--- START Given records ---
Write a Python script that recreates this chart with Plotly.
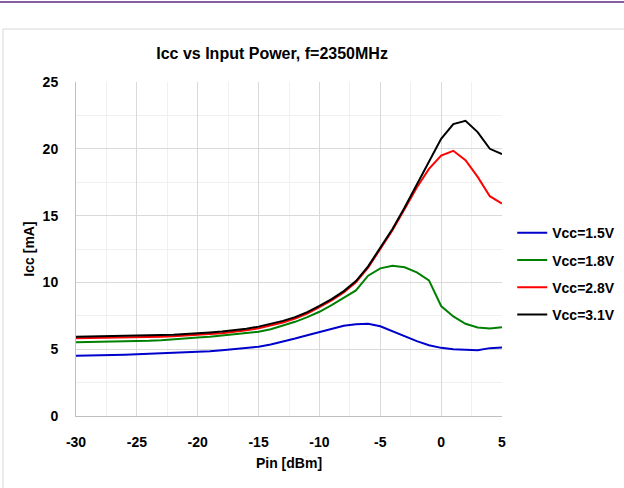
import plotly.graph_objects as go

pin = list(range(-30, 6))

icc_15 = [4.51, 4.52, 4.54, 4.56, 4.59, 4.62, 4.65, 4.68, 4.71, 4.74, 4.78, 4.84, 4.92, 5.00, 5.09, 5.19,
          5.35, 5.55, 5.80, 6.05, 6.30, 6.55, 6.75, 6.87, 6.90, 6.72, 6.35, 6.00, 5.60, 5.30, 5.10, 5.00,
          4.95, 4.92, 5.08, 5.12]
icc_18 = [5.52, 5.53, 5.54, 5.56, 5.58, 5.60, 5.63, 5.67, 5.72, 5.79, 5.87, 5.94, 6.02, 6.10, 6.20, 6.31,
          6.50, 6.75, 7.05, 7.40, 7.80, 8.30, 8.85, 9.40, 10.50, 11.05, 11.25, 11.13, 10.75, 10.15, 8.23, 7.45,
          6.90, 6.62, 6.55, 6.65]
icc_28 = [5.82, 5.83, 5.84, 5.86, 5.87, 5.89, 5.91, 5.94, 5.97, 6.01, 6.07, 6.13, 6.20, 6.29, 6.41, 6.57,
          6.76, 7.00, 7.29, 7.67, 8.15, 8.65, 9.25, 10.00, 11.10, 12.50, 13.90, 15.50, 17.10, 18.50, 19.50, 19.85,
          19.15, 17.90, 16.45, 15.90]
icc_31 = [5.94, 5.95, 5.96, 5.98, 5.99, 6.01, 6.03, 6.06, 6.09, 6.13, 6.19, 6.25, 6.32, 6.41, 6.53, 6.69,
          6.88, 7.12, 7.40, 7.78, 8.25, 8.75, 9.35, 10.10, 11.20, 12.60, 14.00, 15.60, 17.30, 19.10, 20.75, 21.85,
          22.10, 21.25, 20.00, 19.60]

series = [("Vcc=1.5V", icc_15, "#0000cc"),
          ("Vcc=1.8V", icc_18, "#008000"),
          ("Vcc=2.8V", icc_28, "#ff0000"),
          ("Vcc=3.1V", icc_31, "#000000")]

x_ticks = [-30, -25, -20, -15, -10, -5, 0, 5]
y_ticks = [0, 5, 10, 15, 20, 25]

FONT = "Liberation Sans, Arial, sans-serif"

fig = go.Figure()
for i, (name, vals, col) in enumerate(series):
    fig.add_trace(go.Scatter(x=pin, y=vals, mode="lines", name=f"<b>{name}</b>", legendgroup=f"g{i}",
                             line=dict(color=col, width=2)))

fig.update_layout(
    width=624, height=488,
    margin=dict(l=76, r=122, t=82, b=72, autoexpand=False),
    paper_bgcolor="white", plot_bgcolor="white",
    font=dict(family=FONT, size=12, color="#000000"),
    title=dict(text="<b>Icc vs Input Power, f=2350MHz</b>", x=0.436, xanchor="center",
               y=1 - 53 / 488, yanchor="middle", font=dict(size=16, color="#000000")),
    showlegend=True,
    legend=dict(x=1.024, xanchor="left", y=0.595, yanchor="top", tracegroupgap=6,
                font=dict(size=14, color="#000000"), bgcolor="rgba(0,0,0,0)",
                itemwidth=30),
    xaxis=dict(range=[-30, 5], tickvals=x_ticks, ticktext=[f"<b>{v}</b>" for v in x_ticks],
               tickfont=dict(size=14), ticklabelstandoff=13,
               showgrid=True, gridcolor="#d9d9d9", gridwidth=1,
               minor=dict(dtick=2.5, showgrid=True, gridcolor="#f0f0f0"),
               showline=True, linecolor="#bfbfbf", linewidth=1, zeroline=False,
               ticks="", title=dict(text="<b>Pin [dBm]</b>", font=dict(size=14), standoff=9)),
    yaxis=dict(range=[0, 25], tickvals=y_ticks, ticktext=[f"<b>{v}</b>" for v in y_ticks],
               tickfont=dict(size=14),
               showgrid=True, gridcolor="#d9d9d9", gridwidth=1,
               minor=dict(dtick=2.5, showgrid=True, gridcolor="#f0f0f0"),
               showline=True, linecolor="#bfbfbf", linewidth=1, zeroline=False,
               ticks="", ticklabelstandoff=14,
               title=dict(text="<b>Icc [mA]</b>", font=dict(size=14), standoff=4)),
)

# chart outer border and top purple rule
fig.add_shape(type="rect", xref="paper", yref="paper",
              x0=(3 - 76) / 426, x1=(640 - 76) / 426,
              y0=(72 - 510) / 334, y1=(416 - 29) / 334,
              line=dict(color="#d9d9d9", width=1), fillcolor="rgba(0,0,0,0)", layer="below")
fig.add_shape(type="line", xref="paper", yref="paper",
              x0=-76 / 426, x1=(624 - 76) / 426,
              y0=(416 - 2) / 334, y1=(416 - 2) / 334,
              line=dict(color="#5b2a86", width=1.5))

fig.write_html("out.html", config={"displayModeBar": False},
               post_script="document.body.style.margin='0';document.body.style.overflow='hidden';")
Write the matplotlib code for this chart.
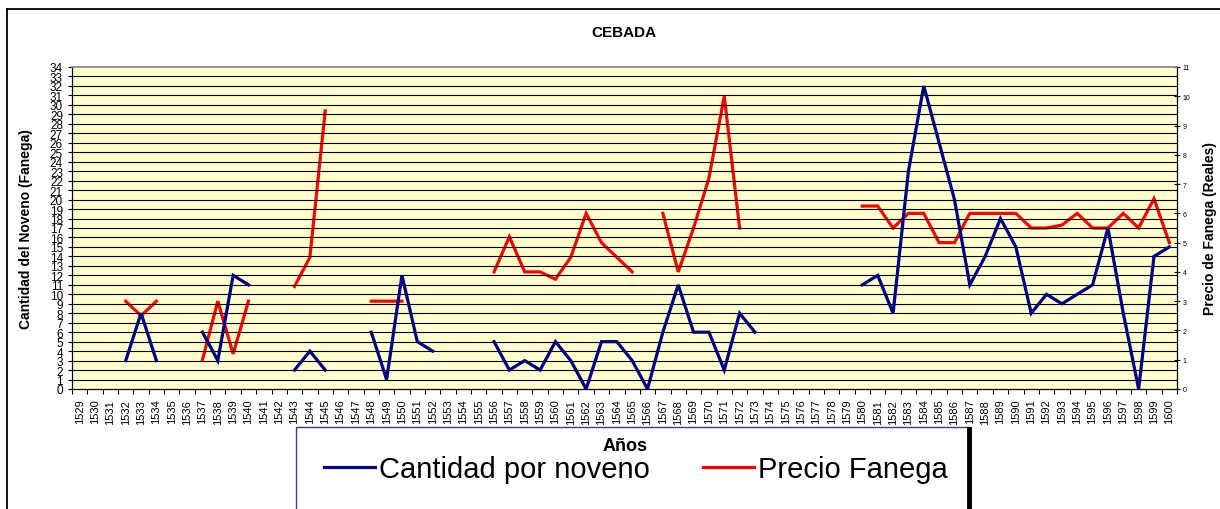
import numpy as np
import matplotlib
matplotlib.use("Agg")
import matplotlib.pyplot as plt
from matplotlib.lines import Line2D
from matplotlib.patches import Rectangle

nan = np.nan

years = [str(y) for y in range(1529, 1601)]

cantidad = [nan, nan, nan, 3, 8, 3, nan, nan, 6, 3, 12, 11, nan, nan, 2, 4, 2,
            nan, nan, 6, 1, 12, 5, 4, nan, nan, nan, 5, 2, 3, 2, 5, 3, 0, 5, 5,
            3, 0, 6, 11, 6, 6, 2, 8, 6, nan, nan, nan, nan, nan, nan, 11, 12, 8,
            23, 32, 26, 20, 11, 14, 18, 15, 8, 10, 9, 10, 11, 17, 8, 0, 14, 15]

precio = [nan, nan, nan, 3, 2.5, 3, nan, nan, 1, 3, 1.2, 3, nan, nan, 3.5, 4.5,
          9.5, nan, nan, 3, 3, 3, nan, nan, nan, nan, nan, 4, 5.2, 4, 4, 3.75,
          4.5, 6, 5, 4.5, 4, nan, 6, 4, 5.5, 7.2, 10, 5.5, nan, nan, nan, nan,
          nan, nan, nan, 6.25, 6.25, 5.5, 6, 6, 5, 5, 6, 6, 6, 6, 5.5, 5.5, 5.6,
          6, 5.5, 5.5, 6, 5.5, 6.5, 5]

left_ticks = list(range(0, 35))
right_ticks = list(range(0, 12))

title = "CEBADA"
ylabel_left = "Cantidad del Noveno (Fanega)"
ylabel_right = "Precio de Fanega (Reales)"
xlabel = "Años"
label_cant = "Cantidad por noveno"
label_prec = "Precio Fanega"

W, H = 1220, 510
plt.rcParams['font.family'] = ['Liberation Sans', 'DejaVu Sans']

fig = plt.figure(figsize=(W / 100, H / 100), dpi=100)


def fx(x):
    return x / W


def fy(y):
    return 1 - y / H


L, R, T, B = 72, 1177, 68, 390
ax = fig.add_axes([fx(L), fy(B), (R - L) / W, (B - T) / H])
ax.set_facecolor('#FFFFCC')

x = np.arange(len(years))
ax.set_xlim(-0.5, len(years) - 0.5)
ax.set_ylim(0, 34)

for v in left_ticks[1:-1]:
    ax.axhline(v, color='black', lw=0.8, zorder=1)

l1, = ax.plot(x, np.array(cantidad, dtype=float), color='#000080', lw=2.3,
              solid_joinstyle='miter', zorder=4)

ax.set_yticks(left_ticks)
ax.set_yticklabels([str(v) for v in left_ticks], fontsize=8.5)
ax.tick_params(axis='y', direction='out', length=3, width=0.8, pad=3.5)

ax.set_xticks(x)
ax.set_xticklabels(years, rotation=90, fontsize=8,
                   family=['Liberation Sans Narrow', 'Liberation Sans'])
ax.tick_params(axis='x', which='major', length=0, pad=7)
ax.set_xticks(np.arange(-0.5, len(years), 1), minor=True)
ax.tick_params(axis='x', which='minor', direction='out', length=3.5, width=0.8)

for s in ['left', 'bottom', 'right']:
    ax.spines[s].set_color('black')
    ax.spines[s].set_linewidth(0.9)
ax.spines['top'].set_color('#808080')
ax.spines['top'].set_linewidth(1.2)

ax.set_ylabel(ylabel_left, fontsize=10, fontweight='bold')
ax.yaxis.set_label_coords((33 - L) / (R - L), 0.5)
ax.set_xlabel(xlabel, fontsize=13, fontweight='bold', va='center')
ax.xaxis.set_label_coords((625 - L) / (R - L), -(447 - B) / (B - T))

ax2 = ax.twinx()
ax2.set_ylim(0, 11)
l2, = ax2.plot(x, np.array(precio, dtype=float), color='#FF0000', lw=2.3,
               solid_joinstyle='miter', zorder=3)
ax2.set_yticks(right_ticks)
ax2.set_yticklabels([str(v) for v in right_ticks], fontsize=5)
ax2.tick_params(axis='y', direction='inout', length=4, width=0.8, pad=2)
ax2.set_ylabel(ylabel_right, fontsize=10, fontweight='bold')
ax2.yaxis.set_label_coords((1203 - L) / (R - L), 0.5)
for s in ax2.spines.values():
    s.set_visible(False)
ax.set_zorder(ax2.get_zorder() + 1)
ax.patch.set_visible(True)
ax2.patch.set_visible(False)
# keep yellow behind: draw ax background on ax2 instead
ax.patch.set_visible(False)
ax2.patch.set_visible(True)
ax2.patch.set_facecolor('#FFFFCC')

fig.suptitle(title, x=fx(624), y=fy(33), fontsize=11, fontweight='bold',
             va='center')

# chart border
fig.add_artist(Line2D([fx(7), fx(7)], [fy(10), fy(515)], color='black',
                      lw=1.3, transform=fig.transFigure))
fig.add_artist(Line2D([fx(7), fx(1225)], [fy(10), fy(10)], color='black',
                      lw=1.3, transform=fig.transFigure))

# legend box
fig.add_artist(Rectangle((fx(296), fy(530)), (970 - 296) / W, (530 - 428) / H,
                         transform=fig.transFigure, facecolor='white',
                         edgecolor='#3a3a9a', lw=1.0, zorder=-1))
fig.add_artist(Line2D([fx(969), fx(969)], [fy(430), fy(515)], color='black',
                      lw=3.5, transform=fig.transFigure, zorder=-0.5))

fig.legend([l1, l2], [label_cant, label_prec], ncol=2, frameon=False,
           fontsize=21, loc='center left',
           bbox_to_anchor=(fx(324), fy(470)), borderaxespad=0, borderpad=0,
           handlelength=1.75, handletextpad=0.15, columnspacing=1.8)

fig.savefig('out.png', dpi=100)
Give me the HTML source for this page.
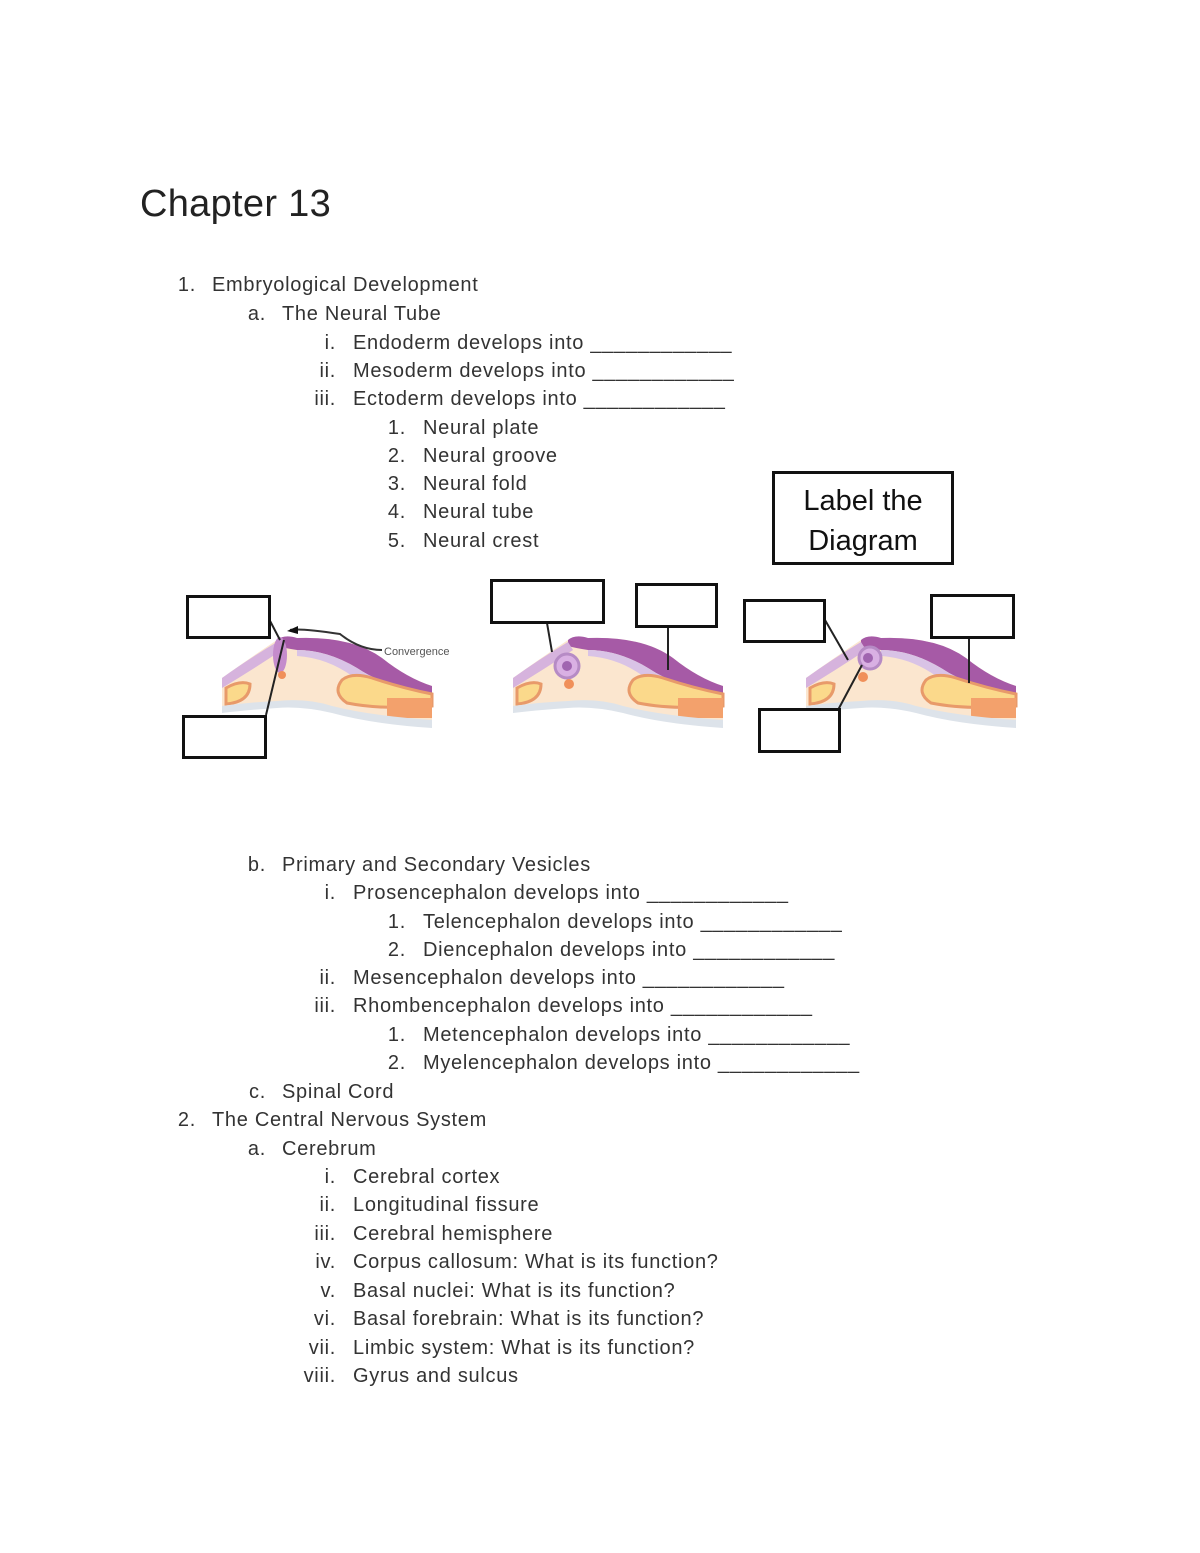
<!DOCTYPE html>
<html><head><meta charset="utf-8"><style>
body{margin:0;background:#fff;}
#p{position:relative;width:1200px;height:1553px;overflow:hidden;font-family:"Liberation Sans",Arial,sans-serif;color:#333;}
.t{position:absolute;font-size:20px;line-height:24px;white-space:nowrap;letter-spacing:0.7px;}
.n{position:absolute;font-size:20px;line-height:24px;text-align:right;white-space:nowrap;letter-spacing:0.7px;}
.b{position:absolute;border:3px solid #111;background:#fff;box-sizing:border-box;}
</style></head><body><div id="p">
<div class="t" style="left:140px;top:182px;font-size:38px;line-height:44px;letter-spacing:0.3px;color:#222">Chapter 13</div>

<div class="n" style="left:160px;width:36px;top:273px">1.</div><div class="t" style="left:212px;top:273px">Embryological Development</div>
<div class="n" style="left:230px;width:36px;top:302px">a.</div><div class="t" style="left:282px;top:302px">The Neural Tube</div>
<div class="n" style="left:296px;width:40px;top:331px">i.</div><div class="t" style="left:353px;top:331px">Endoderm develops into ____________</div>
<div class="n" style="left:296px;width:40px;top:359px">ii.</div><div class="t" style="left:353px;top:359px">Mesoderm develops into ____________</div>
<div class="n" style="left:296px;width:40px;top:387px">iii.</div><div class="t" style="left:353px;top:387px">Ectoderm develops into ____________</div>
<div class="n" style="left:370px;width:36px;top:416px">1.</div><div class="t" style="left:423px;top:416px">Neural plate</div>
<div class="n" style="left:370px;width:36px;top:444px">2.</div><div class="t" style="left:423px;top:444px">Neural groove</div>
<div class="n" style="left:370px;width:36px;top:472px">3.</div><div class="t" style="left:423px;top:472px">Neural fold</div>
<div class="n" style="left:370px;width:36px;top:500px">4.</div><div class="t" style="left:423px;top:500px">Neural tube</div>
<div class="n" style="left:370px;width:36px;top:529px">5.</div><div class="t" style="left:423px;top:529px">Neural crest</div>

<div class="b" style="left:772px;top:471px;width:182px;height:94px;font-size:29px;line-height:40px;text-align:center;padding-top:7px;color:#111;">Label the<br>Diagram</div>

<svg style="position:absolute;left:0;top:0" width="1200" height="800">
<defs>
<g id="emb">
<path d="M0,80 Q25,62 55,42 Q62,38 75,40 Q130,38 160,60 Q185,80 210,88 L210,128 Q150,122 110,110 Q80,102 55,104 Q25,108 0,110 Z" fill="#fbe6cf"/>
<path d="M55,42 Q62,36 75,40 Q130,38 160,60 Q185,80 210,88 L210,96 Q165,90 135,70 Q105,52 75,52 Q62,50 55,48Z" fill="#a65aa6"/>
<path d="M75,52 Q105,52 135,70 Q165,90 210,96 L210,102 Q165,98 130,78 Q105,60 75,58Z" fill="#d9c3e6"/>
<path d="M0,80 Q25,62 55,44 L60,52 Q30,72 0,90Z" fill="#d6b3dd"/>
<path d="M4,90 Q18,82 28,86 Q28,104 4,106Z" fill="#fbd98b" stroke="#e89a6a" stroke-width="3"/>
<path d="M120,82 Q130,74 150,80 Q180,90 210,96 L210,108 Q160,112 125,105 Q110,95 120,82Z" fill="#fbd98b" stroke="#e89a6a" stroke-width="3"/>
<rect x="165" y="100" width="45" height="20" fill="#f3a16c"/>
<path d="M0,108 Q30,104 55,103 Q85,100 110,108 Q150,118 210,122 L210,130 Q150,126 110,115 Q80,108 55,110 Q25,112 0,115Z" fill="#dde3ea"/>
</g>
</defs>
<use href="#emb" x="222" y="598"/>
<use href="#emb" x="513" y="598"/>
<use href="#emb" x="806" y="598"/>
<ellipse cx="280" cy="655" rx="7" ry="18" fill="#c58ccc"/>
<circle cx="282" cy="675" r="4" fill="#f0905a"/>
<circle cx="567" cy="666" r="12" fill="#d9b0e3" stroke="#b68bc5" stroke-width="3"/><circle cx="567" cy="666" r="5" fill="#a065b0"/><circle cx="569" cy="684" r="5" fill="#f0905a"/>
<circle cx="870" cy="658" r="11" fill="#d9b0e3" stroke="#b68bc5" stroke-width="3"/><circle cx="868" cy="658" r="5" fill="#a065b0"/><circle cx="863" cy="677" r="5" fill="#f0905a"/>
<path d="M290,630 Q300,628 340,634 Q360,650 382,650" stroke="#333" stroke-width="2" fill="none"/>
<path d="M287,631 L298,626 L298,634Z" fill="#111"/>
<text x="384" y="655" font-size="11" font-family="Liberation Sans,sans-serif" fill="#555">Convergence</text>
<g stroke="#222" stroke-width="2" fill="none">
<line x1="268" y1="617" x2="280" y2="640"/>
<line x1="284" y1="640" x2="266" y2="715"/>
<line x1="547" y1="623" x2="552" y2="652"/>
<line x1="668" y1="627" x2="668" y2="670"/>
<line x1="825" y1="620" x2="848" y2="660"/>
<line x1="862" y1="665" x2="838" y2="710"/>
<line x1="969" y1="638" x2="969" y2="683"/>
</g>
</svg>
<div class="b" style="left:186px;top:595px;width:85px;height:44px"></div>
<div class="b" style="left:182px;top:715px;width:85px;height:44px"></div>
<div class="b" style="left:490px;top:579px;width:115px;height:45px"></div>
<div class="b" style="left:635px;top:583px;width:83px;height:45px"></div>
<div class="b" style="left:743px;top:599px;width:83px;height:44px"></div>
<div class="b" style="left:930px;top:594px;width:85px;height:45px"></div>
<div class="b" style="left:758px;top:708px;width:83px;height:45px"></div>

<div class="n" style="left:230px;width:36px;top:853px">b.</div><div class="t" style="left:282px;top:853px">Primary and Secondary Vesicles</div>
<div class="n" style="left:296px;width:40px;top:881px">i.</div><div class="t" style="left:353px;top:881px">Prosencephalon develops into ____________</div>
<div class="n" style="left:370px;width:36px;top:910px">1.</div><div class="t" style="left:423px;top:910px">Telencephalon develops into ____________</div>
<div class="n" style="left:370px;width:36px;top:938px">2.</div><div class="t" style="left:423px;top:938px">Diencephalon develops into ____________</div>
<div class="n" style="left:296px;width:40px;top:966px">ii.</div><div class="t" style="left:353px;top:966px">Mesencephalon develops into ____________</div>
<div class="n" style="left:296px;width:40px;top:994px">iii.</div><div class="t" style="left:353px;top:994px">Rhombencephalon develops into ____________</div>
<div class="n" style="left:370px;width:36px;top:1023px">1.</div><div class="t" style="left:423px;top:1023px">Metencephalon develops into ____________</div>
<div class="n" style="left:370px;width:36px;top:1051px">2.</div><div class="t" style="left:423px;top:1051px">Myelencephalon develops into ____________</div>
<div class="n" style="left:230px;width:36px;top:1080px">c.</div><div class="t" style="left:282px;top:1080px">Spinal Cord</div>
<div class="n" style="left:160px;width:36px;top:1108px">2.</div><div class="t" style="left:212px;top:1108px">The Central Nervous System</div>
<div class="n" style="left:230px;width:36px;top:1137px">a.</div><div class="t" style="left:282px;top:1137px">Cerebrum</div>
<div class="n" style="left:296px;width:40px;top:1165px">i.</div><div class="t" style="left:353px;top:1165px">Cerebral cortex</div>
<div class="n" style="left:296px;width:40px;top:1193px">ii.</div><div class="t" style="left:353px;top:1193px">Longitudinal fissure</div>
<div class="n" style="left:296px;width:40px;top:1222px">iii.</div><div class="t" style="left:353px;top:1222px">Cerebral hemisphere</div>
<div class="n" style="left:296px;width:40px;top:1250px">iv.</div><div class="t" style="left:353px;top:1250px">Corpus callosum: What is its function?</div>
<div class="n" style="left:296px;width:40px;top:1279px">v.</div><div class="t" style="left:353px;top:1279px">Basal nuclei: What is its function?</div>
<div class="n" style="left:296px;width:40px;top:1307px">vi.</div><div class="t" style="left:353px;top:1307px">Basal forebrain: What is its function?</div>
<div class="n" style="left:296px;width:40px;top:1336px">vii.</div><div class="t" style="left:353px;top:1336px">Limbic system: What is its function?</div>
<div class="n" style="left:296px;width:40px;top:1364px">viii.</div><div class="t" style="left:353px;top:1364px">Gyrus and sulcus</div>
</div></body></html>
--- END Given records ---
• _Given instruction_:
Write out the lines from the start of the material to the line with "pin = list(range(-30, 6))", inclusive and exactly. Skip the pictures.

• _The output_:
Write a Python script that recreates this chart with Plotly.
import plotly.graph_objects as go

pin = list(range(-30, 6))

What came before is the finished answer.